■ **RECORDED DATA**:
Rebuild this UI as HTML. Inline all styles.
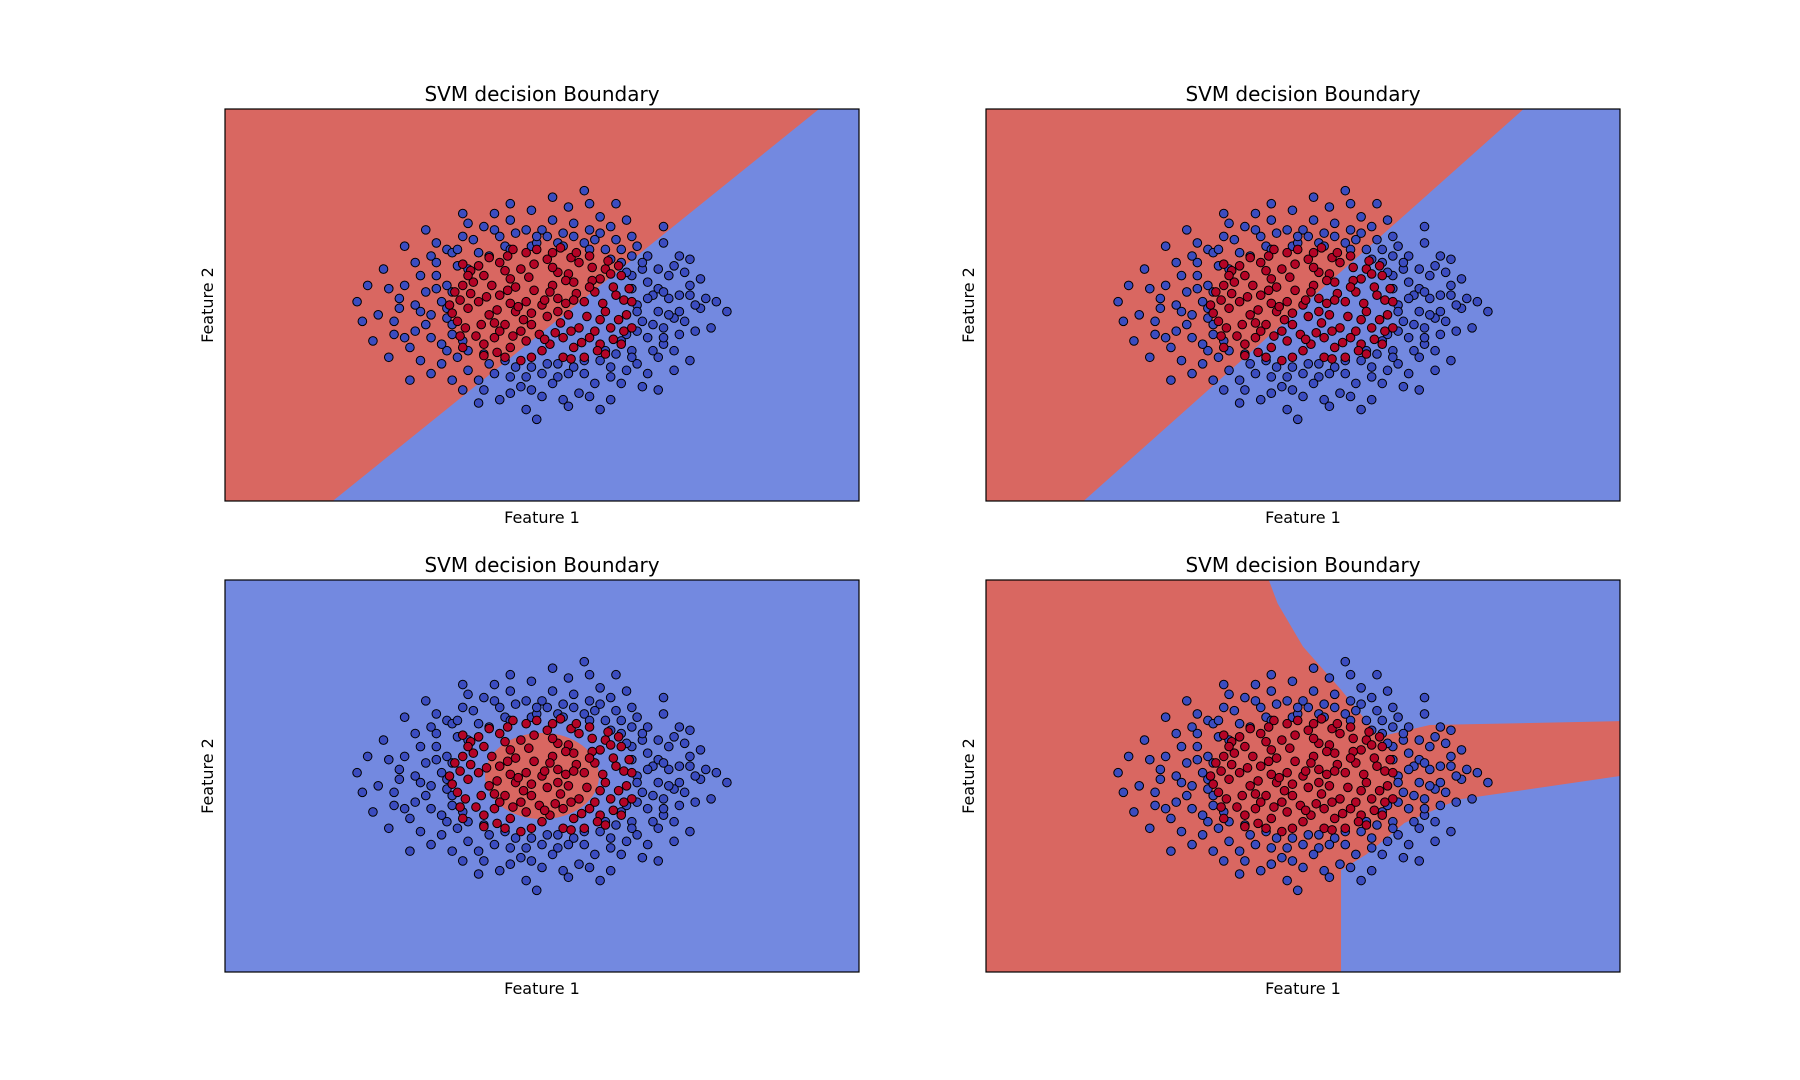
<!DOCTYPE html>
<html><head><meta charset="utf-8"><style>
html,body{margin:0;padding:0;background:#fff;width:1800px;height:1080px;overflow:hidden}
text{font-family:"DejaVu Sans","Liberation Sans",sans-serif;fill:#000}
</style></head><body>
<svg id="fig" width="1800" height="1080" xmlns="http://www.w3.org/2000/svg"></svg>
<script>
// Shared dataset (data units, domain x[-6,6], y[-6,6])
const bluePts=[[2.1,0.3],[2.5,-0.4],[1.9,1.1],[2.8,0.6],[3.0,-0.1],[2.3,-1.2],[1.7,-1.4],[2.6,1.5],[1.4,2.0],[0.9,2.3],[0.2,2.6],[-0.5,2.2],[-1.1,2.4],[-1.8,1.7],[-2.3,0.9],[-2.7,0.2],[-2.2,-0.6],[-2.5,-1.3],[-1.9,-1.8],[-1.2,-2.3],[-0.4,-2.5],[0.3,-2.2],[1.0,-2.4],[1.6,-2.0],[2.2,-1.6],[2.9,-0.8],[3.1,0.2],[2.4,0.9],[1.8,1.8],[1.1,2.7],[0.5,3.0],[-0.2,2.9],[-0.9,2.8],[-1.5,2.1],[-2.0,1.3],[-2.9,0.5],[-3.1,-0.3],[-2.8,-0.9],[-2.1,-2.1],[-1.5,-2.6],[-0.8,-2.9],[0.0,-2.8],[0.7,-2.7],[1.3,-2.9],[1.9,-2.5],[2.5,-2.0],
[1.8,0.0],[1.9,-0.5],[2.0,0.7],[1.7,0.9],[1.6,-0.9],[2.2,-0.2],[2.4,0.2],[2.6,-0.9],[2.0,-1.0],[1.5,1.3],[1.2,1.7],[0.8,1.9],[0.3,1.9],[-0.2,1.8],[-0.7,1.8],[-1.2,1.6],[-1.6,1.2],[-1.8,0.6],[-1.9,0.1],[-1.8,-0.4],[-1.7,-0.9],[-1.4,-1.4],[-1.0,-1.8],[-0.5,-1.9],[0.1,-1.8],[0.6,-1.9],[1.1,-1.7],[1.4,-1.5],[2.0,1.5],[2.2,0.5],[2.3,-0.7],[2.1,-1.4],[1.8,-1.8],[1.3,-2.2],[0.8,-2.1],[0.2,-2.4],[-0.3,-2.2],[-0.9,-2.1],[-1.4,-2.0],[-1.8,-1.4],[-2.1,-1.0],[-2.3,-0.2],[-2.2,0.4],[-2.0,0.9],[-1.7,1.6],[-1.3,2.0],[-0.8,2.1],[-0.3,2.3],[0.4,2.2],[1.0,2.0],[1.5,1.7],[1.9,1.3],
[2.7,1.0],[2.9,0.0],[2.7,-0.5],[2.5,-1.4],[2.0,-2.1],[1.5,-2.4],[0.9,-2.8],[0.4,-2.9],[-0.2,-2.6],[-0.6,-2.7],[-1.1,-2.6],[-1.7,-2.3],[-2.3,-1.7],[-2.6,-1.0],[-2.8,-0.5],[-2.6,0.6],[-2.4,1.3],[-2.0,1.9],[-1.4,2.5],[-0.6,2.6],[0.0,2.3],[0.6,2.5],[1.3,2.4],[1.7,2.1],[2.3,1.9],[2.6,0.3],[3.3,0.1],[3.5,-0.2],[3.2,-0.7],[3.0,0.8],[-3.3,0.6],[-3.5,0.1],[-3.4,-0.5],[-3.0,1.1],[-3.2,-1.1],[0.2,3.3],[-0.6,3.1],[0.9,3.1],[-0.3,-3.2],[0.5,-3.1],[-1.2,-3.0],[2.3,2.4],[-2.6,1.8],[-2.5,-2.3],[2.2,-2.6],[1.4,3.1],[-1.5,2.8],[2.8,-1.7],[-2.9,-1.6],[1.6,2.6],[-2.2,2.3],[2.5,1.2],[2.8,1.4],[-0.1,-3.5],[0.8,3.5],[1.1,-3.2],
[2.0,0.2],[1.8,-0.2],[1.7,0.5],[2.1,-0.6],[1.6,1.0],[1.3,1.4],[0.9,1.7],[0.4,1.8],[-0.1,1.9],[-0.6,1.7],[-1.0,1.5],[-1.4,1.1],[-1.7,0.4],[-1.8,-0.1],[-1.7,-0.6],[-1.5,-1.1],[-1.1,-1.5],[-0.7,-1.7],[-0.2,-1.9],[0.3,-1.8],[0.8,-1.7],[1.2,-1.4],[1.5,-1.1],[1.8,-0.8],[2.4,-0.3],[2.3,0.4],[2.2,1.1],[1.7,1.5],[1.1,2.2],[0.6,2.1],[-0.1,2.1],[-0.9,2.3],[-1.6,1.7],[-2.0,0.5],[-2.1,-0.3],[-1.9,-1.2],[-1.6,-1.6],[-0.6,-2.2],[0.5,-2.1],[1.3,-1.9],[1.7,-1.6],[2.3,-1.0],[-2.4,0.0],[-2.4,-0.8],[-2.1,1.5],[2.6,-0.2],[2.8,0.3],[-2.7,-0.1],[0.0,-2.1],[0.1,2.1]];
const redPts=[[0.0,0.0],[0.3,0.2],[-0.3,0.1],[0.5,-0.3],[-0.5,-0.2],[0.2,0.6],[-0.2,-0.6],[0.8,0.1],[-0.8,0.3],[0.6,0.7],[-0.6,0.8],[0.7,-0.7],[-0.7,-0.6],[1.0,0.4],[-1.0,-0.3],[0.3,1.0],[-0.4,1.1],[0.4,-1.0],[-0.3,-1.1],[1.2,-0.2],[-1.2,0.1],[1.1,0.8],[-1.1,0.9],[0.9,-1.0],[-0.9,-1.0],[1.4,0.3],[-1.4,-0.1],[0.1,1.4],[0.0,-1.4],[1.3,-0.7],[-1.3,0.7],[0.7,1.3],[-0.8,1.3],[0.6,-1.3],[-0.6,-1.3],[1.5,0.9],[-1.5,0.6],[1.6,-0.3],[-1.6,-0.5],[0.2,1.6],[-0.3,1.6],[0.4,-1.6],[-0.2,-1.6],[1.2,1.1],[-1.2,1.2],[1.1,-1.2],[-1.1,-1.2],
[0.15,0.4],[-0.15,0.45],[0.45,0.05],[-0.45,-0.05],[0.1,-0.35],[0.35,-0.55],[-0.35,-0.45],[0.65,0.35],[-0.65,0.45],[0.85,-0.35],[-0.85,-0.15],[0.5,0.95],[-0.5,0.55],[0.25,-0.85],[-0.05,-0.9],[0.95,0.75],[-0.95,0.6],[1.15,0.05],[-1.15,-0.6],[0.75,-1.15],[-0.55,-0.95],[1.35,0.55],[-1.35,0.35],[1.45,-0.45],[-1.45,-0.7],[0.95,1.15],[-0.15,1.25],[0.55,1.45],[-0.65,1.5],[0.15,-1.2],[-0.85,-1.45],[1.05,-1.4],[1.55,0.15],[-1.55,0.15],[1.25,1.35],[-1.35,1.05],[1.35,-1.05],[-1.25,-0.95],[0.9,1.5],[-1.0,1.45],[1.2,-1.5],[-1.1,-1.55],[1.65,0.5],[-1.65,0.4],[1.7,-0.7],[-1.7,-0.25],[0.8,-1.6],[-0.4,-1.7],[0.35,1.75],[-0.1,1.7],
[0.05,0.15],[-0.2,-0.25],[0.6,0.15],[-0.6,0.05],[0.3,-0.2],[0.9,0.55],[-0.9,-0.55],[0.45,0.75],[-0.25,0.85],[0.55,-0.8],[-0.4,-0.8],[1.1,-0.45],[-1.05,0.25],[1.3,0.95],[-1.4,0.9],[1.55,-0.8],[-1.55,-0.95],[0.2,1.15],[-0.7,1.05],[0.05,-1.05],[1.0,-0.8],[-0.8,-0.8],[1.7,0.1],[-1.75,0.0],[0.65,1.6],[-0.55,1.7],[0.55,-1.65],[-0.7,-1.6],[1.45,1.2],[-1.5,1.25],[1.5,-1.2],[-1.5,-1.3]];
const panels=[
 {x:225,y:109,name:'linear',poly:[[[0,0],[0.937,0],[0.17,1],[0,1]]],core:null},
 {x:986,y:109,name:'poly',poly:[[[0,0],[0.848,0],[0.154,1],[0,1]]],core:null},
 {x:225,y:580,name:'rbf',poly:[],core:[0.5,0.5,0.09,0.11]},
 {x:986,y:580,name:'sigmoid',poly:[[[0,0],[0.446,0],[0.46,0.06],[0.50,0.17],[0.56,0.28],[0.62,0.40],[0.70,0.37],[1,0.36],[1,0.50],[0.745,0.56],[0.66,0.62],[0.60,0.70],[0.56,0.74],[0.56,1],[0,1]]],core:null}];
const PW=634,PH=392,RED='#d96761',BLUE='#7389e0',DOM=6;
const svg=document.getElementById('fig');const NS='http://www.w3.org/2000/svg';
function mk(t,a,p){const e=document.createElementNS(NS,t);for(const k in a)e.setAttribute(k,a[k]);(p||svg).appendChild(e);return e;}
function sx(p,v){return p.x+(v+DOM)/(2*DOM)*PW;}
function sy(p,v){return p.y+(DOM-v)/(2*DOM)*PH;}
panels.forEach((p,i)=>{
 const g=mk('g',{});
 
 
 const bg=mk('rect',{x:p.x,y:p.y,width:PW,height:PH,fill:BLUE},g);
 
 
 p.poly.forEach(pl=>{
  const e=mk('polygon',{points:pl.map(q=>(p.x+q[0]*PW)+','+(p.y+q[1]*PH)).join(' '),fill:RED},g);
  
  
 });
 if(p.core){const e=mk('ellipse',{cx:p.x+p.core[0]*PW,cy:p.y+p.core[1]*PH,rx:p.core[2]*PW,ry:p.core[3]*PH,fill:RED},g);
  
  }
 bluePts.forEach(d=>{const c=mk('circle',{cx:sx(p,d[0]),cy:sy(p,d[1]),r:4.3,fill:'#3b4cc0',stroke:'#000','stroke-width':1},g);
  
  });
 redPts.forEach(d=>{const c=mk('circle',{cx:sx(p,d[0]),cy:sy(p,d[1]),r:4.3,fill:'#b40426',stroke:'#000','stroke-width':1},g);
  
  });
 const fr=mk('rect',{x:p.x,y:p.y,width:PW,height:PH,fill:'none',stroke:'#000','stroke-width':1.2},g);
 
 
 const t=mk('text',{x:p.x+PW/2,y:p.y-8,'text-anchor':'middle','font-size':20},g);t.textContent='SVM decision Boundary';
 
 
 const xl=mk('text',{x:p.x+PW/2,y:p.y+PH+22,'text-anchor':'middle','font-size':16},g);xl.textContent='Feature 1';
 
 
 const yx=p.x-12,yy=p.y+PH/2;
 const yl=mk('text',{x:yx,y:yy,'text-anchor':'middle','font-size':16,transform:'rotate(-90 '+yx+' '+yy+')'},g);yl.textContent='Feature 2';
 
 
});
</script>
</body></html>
---
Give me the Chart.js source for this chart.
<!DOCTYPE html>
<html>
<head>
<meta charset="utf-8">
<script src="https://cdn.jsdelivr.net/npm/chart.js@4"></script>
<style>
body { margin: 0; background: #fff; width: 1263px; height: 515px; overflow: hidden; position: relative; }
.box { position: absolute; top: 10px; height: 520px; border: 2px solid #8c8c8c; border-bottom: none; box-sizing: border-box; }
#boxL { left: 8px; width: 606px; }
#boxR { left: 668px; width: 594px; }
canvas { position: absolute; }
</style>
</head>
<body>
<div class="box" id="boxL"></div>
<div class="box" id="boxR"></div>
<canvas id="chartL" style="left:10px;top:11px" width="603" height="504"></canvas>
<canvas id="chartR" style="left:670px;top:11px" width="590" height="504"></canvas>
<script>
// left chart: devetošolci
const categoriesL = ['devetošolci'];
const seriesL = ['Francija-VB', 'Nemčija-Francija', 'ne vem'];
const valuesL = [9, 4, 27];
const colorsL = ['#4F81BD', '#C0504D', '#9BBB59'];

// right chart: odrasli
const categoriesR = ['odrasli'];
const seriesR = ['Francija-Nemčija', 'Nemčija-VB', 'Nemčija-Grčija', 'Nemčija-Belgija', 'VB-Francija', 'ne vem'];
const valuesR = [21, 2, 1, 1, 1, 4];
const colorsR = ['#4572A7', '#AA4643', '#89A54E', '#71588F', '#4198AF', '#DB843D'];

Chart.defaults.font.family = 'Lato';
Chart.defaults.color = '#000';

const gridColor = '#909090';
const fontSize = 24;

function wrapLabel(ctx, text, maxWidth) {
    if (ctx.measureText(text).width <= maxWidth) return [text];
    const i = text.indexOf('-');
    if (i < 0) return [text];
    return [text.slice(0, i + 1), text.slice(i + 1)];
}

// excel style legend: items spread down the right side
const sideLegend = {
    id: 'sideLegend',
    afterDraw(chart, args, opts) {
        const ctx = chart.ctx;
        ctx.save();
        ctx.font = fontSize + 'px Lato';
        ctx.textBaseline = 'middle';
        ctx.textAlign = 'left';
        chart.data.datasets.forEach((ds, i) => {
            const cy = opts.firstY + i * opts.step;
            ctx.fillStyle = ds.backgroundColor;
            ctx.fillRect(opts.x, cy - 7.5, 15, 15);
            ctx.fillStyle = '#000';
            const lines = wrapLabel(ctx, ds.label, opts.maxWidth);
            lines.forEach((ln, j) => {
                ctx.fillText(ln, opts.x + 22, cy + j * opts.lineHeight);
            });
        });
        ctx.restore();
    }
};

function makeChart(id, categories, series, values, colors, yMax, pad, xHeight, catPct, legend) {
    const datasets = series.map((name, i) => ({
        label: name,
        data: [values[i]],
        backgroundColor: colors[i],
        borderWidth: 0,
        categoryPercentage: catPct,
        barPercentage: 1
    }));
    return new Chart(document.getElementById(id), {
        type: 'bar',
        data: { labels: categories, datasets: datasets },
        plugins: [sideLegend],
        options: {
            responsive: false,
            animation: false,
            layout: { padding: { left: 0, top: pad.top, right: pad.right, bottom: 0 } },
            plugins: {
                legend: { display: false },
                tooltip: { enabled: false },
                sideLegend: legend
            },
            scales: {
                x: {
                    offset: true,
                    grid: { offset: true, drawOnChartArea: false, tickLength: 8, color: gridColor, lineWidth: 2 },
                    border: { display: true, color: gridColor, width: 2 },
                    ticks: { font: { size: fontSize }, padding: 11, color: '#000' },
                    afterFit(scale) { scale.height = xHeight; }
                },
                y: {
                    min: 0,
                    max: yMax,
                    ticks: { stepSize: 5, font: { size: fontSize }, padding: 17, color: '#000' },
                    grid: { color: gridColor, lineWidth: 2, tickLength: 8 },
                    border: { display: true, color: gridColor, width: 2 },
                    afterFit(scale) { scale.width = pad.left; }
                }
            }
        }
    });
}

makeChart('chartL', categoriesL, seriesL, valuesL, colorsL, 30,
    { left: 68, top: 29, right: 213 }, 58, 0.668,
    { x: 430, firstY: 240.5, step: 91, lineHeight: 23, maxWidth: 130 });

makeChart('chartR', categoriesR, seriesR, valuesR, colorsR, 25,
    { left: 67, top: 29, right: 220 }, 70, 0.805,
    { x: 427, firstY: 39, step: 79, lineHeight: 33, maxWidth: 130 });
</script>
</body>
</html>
...
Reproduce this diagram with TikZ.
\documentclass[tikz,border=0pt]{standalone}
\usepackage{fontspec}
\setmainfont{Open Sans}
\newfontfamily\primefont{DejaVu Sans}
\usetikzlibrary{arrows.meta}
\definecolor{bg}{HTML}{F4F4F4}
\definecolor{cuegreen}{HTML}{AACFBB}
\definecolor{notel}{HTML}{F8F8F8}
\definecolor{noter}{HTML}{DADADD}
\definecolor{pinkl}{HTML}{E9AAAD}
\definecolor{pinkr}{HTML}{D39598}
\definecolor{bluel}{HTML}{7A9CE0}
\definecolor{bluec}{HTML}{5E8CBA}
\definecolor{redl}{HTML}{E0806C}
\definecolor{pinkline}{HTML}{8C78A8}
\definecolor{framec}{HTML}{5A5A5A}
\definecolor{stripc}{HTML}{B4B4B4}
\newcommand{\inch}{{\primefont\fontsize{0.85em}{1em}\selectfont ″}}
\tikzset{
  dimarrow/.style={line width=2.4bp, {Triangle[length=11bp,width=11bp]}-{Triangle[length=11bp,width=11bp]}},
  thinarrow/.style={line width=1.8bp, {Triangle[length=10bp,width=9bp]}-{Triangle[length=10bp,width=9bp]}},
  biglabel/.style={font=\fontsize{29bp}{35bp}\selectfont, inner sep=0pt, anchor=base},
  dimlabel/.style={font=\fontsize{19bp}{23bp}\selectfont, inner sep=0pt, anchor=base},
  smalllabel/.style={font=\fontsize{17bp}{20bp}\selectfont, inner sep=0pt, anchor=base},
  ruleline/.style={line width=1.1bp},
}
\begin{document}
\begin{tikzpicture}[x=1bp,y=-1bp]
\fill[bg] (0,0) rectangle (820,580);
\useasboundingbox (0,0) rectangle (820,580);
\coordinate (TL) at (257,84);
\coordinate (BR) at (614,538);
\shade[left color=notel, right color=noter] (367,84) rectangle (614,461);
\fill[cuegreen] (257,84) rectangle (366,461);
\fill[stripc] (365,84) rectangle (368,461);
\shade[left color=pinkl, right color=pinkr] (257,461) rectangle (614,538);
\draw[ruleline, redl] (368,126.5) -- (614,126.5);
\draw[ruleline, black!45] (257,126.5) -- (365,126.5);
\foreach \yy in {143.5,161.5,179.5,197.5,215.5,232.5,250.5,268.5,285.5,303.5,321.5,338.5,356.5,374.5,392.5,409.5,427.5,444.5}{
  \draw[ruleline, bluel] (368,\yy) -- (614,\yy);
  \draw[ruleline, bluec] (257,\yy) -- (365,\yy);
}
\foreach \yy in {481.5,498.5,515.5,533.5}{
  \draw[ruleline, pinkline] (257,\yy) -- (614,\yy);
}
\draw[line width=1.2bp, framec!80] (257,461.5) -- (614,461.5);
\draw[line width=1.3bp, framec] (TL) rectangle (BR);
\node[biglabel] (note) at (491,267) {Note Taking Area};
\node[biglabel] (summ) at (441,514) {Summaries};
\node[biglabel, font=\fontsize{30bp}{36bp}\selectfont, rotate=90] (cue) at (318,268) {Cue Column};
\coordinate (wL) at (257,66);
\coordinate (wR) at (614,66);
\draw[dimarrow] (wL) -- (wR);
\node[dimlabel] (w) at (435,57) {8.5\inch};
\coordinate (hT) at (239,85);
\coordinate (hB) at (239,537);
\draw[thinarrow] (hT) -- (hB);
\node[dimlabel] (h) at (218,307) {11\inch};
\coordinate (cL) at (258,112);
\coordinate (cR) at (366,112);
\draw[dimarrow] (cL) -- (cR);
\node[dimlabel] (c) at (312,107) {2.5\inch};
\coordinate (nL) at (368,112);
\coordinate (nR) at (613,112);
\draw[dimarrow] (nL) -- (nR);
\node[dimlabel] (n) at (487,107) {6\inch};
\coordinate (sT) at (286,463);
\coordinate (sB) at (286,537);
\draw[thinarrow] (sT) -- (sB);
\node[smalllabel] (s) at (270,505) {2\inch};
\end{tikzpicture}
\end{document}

■ **PROBLEM REQUIREMENTS**:
Using the listing above, return all lines where the word "this" occurs.

■ **FINAL ANSWER**:
Rebuild this UI as HTML. Inline all styles.
Give me the Chart.js source for this chart.
Reproduce this diagram with TikZ.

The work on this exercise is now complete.